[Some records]

-- Start --

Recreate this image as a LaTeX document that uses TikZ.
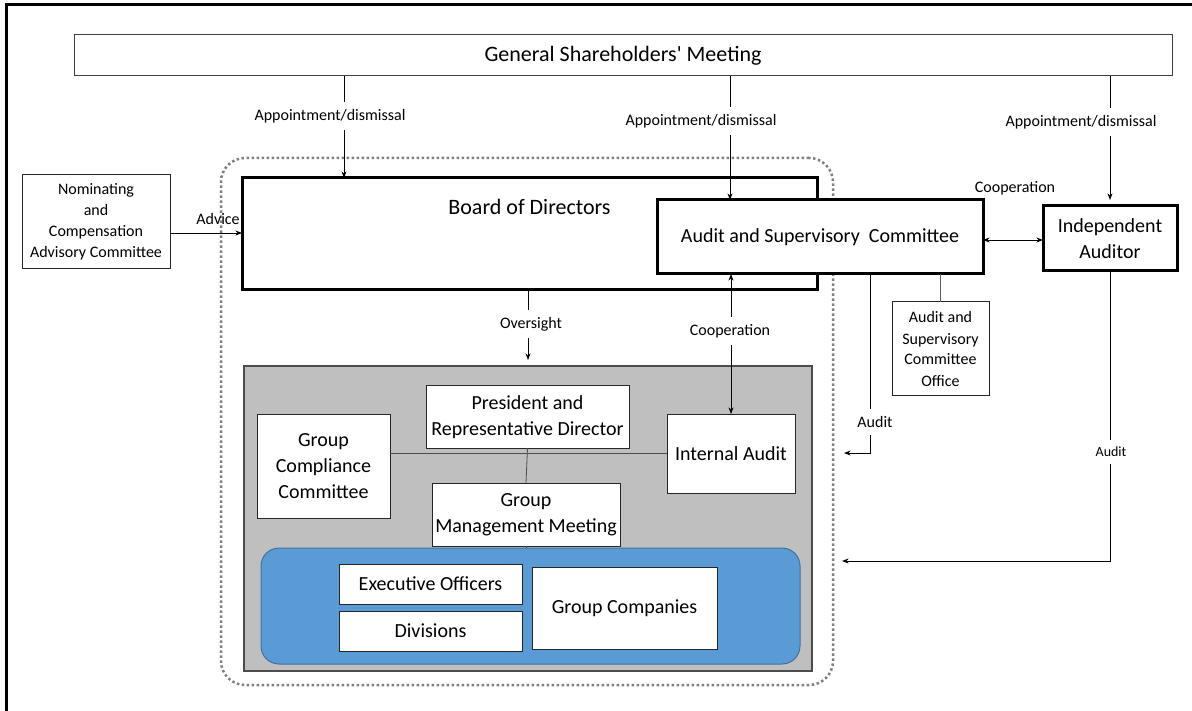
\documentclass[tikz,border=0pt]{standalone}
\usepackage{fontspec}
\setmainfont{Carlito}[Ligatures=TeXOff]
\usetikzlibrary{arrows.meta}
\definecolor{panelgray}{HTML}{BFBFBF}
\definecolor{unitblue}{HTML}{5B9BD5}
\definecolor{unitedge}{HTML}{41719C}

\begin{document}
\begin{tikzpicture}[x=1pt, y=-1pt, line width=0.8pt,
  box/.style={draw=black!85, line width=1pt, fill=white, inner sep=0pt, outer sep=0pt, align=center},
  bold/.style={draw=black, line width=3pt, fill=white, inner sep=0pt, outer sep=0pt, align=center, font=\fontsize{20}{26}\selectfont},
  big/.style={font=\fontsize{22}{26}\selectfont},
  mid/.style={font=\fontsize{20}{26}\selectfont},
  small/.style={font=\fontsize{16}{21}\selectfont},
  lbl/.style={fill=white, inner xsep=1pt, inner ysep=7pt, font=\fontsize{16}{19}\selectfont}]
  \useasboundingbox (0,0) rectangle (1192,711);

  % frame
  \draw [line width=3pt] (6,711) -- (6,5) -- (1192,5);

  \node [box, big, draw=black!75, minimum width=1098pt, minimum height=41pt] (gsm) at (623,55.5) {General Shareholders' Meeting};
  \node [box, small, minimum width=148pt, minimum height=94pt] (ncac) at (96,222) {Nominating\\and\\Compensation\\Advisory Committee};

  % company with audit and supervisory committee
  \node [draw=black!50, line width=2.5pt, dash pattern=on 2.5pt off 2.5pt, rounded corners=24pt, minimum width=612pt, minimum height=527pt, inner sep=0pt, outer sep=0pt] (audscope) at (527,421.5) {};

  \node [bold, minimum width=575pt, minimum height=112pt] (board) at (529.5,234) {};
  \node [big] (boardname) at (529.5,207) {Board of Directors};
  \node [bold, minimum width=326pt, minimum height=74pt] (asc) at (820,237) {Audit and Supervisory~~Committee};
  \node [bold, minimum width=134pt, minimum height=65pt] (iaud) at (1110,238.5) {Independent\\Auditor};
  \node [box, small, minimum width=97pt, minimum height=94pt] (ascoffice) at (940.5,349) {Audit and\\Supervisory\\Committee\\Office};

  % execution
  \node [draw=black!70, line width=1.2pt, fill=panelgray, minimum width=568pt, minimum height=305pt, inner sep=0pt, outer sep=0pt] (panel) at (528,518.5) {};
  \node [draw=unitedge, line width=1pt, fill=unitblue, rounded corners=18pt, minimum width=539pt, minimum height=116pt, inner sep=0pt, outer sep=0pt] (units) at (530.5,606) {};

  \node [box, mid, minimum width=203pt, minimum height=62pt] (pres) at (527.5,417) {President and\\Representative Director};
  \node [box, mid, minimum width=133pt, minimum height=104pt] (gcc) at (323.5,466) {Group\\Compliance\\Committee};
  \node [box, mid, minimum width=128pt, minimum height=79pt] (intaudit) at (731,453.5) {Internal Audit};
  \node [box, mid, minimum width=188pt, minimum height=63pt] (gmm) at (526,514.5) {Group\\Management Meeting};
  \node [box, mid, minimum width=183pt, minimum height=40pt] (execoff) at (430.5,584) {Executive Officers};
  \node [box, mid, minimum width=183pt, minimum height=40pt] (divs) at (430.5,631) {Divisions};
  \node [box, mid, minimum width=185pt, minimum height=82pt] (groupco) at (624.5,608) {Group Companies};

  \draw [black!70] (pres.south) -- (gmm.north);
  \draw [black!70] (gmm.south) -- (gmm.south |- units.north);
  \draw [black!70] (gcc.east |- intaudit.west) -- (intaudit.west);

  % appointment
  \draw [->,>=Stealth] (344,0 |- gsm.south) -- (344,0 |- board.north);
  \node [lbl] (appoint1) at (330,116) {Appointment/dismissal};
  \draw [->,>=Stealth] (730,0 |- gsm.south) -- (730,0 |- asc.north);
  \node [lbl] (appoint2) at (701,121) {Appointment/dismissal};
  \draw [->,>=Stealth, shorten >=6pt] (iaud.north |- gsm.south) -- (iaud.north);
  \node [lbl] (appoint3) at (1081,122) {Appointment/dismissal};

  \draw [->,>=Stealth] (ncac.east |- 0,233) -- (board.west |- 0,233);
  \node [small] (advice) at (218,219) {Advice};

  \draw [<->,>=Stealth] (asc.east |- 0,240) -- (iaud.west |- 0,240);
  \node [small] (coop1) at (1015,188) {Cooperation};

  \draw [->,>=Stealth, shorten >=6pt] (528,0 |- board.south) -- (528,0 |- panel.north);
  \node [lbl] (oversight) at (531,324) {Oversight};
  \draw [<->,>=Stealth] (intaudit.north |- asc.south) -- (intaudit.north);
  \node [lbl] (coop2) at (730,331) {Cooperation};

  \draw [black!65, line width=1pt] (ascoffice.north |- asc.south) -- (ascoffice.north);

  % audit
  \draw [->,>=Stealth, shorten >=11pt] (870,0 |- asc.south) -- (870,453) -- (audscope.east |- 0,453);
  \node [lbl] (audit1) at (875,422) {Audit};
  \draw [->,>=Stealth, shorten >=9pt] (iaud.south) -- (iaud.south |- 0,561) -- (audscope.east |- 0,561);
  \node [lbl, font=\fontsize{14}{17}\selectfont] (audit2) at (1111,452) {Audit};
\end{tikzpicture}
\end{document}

-- End --
-- Start --

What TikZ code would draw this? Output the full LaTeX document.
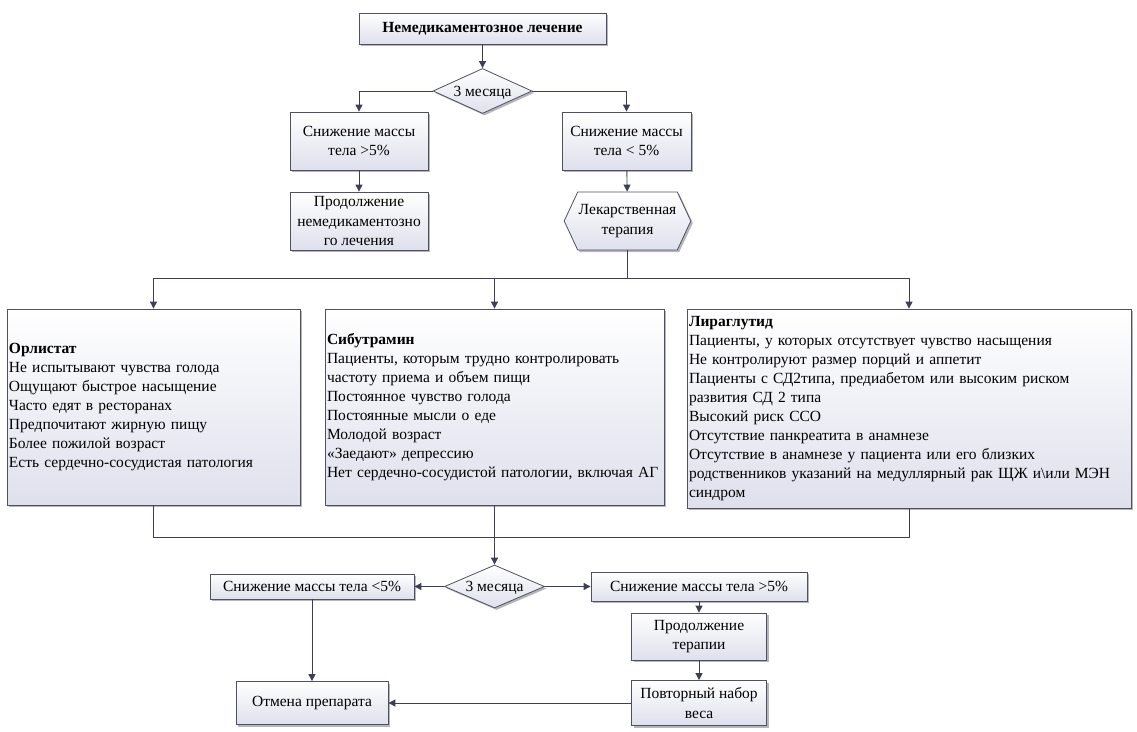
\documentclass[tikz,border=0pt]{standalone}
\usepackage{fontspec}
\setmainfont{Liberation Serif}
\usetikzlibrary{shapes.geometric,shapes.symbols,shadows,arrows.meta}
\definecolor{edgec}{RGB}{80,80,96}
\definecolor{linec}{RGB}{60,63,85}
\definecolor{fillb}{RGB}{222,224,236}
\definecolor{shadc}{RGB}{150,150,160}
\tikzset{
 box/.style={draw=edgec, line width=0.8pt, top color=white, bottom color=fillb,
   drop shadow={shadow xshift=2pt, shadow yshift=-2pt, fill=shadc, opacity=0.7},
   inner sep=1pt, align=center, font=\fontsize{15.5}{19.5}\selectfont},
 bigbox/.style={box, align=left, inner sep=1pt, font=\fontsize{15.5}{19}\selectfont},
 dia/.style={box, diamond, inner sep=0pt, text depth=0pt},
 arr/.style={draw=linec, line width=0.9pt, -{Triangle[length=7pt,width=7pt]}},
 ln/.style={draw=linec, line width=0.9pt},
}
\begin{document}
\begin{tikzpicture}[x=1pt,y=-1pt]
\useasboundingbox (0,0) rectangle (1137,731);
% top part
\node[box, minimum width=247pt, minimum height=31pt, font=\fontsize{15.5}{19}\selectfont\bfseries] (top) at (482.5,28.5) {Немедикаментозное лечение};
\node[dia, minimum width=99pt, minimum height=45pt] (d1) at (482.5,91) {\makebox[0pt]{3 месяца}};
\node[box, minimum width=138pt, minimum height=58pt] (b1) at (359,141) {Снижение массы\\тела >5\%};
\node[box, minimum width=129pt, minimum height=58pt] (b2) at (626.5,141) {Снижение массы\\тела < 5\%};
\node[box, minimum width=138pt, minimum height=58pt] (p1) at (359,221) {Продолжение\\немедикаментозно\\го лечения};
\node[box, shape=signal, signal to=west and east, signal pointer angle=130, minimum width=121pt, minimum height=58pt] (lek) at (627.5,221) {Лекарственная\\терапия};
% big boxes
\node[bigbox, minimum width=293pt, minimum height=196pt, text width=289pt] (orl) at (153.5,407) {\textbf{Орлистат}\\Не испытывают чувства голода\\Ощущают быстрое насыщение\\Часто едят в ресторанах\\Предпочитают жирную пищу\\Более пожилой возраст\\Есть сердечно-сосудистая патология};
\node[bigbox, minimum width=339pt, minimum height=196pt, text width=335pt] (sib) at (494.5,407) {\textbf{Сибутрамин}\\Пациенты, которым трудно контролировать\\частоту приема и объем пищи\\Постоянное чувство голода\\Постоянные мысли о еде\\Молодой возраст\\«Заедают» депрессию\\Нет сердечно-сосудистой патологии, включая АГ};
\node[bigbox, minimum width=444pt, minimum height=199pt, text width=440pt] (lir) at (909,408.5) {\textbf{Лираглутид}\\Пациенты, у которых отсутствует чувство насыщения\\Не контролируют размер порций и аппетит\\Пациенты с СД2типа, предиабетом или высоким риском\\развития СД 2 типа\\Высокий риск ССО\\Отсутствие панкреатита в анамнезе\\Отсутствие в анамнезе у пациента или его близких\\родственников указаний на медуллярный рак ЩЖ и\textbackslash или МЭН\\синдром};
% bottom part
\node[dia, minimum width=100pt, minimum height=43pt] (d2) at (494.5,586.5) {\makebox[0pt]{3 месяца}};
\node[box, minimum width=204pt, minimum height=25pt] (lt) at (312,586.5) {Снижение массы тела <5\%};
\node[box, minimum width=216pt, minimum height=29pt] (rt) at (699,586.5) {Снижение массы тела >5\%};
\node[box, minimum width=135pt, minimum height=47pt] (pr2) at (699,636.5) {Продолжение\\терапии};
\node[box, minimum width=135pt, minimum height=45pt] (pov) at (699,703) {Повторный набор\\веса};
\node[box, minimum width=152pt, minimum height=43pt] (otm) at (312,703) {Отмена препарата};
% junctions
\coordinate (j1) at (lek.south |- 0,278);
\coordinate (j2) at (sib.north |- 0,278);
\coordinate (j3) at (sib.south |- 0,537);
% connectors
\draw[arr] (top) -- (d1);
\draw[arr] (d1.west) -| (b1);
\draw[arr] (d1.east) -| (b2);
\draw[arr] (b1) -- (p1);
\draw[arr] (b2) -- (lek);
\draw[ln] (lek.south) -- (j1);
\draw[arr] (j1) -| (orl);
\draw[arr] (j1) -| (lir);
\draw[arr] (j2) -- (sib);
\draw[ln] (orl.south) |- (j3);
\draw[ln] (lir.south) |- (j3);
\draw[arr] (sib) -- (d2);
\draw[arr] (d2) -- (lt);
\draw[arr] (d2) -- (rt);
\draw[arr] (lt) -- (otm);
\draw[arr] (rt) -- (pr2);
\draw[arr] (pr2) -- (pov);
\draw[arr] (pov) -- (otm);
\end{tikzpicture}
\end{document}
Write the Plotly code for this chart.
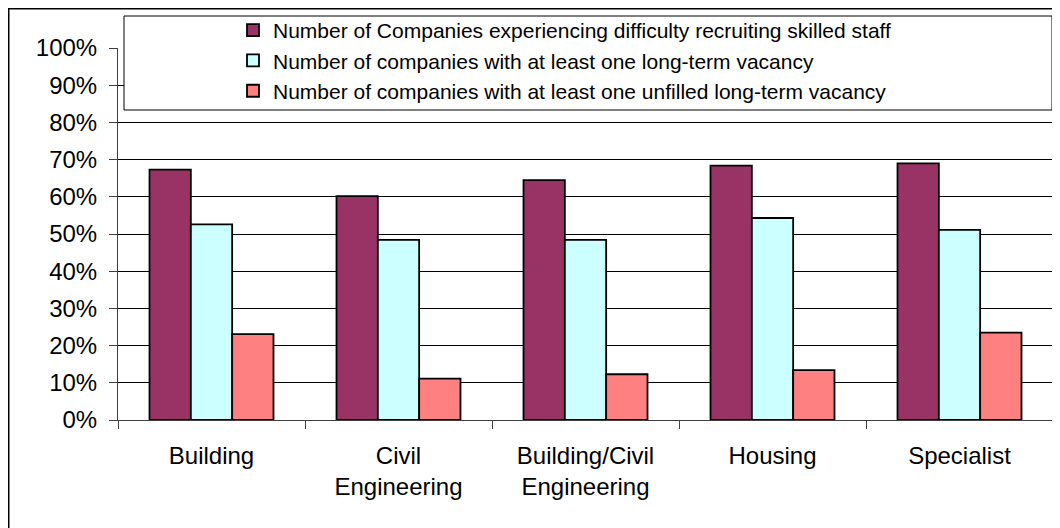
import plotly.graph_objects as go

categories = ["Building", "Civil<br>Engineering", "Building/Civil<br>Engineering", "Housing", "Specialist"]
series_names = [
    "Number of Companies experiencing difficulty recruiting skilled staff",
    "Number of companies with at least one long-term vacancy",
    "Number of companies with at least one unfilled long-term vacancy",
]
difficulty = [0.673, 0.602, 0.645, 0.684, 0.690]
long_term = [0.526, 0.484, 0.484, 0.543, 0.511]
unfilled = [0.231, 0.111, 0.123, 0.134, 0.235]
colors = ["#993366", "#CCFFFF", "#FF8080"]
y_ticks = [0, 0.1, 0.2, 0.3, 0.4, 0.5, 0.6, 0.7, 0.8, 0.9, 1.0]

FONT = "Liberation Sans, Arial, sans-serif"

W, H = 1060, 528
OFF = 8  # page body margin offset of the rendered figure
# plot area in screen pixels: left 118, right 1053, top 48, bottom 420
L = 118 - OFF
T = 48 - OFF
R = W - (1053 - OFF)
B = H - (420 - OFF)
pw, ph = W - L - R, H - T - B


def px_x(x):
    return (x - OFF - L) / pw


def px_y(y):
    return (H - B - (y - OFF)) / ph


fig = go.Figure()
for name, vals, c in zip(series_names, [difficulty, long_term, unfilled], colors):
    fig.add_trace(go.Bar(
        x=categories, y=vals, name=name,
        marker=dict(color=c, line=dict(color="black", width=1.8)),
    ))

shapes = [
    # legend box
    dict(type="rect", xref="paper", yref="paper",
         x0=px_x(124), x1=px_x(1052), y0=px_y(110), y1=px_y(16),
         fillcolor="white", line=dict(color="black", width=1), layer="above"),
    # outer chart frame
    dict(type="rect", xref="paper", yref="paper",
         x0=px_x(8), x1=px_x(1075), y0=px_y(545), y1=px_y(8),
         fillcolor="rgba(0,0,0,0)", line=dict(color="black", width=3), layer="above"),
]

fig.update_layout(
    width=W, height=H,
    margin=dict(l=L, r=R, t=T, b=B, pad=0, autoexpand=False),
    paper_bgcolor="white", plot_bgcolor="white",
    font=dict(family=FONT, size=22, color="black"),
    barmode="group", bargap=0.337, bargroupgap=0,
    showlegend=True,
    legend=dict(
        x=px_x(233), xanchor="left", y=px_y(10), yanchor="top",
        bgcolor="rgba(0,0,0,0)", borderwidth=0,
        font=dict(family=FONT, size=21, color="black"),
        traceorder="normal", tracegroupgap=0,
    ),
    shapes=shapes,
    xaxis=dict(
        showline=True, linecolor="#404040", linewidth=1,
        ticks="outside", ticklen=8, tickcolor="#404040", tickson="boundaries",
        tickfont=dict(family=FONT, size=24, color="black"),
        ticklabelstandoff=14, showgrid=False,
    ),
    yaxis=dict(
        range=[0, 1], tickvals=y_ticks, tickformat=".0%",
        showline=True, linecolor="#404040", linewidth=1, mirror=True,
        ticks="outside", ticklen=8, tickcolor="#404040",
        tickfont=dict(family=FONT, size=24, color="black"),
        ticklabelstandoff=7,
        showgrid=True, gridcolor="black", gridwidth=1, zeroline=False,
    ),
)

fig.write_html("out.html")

-- End --

Set task: Write down exactly what the lines above say, from the line holding "Write the Plotly code for this chart." through the line holding "import plotly.graph_objects as go", and nothing more. Do not copy the pictures.

Solution:
Write the Plotly code for this chart.
import plotly.graph_objects as go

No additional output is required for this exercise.